Hardly a day goes by that doesn’t increase the skepticism I bring to recent Ivy League degrees. Do students at these schools have any appreciation of the practical world? If they have specific technical knowledge, to what extent is it buried beneath layers of cultish left-wing ideology?
If you, like me, have a strong feeling that America’s institutions of so-called higher education have opened a gateway to a separate reality, look no further than Brown University’s recent statement addressing recent campus protests:
Brown’s administration was widely criticized for having student protesters arrested. Not only were students opposed to the school’s response, but more than 200 faculty called on the school to drop the charges. When they were dropped, Brown released a lengthy, complex statement reflecting on Awartani’s injuries, a history of campus activism and the student body’s current divisions.
“We have rarely seen a moment like this across this country that pits members of campus communities against each other,” the school said. “These are extraordinary times, and we recognize that.”

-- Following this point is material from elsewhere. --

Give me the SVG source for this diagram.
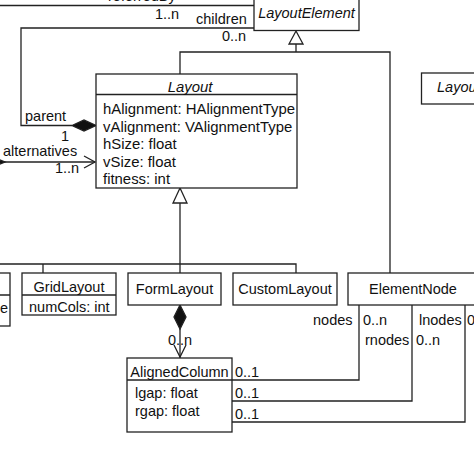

Despite having directed the arrests to be made, Brown recognizes uprisings of the past, its library documenting them in detail. The university calls it “part of the multi-dimensional fabric” on campus, and says protests “exemplify the humanitarian spirit at the core of the Brown community.”
For those you’ve thought of colleges and universities as part of our shared society, a statement like “we have rarely seen a moment like this across this country that pits members of campus communities against each other” may be puzzling. What do they mean by that?
On the other hand, the statement is perfectly clear — a commonplace — if you recognize that the people who inhabit these institutions think of themselves as more enlightened than, distinct from, and above the common people. For decades, Brown University and its students have been “pitted against” other people. You. The policies and traditions you support. Students are supposed to be protesting against and hating you. You can call it “white supremacy,” “patriarchy,” “cis heteronormativity,” or whatever; those are all just meaningless synonyms for people who aren’t as morally deserving as those who pass through Brown University.
The challenge is that Hamas’s savage, Medieval brutality on October 7 and the shocking (surprisingly well-organized and well-funded) support of it across the West has put America’s self-presumed elites in an awkward position. The progressive identity group that has provided the symbolism for this year’s “no justice no peace” protests is in direct conflict with one of the original victim groups of actual white supremacy: Jews.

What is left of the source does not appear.